→ The exercise
Quote every line as written. Omit pictures.

→ Given data

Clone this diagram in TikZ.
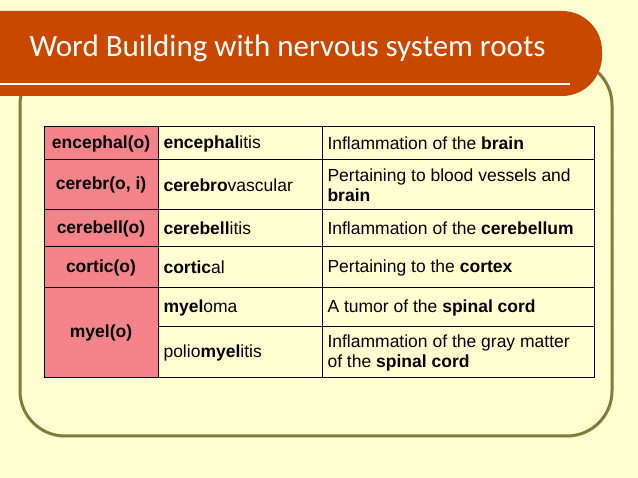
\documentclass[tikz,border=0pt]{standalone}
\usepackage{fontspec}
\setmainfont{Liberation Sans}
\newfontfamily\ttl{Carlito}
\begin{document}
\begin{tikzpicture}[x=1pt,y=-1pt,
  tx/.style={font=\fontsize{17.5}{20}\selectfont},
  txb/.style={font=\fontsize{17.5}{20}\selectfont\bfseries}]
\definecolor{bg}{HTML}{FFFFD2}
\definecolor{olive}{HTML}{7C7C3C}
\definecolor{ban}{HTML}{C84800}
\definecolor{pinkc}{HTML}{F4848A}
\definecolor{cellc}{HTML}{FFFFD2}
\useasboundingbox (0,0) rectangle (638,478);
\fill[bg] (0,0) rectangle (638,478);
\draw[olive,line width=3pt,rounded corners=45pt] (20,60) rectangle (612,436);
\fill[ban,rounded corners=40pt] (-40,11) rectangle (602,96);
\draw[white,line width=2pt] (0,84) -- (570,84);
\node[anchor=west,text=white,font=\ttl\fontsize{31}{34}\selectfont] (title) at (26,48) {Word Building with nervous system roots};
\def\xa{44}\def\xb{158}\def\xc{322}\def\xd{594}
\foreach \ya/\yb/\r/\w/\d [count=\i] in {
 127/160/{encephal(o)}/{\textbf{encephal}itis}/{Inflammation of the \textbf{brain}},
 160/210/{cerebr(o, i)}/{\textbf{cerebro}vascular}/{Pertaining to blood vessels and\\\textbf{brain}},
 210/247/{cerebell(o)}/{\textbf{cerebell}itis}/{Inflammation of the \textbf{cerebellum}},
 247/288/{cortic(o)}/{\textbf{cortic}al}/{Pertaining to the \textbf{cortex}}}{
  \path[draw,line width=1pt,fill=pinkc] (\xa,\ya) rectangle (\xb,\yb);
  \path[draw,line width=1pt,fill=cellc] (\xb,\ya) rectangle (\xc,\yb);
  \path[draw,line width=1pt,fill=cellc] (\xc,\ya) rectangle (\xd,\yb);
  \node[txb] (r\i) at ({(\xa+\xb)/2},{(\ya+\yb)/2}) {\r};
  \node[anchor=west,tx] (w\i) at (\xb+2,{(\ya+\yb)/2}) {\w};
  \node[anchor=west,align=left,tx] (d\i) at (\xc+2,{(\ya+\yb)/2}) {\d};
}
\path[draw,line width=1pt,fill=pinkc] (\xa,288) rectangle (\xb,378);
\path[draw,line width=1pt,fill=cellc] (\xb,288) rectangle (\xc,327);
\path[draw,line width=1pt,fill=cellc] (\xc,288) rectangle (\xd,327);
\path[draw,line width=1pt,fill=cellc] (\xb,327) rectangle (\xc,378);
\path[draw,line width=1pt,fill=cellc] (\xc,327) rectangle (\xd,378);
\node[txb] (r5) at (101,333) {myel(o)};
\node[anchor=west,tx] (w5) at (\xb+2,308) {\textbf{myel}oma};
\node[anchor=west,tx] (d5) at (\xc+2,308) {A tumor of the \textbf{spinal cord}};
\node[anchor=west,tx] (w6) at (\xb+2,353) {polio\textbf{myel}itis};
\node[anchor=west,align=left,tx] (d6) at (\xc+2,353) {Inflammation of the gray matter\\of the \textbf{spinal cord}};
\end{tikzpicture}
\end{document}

→ Solution
Clone this diagram in TikZ.
\documentclass[tikz,border=0pt]{standalone}
\usepackage{fontspec}
\setmainfont{Liberation Sans}
\newfontfamily\ttl{Carlito}
\begin{document}
\begin{tikzpicture}[x=1pt,y=-1pt,
  tx/.style={font=\fontsize{17.5}{20}\selectfont},
  txb/.style={font=\fontsize{17.5}{20}\selectfont\bfseries}]
\definecolor{bg}{HTML}{FFFFD2}
\definecolor{olive}{HTML}{7C7C3C}
\definecolor{ban}{HTML}{C84800}
\definecolor{pinkc}{HTML}{F4848A}
\definecolor{cellc}{HTML}{FFFFD2}
\useasboundingbox (0,0) rectangle (638,478);
\fill[bg] (0,0) rectangle (638,478);
\draw[olive,line width=3pt,rounded corners=45pt] (20,60) rectangle (612,436);
\fill[ban,rounded corners=40pt] (-40,11) rectangle (602,96);
\draw[white,line width=2pt] (0,84) -- (570,84);
\node[anchor=west,text=white,font=\ttl\fontsize{31}{34}\selectfont] (title) at (26,48) {Word Building with nervous system roots};
\def\xa{44}\def\xb{158}\def\xc{322}\def\xd{594}
\foreach \ya/\yb/\r/\w/\d [count=\i] in {
 127/160/{encephal(o)}/{\textbf{encephal}itis}/{Inflammation of the \textbf{brain}},
 160/210/{cerebr(o, i)}/{\textbf{cerebro}vascular}/{Pertaining to blood vessels and\\\textbf{brain}},
 210/247/{cerebell(o)}/{\textbf{cerebell}itis}/{Inflammation of the \textbf{cerebellum}},
 247/288/{cortic(o)}/{\textbf{cortic}al}/{Pertaining to the \textbf{cortex}}}{
  \path[draw,line width=1pt,fill=pinkc] (\xa,\ya) rectangle (\xb,\yb);
  \path[draw,line width=1pt,fill=cellc] (\xb,\ya) rectangle (\xc,\yb);
  \path[draw,line width=1pt,fill=cellc] (\xc,\ya) rectangle (\xd,\yb);
  \node[txb] (r\i) at ({(\xa+\xb)/2},{(\ya+\yb)/2}) {\r};
  \node[anchor=west,tx] (w\i) at (\xb+2,{(\ya+\yb)/2}) {\w};
  \node[anchor=west,align=left,tx] (d\i) at (\xc+2,{(\ya+\yb)/2}) {\d};
}
\path[draw,line width=1pt,fill=pinkc] (\xa,288) rectangle (\xb,378);
\path[draw,line width=1pt,fill=cellc] (\xb,288) rectangle (\xc,327);
\path[draw,line width=1pt,fill=cellc] (\xc,288) rectangle (\xd,327);
\path[draw,line width=1pt,fill=cellc] (\xb,327) rectangle (\xc,378);
\path[draw,line width=1pt,fill=cellc] (\xc,327) rectangle (\xd,378);
\node[txb] (r5) at (101,333) {myel(o)};
\node[anchor=west,tx] (w5) at (\xb+2,308) {\textbf{myel}oma};
\node[anchor=west,tx] (d5) at (\xc+2,308) {A tumor of the \textbf{spinal cord}};
\node[anchor=west,tx] (w6) at (\xb+2,353) {polio\textbf{myel}itis};
\node[anchor=west,align=left,tx] (d6) at (\xc+2,353) {Inflammation of the gray matter\\of the \textbf{spinal cord}};
\end{tikzpicture}
\end{document}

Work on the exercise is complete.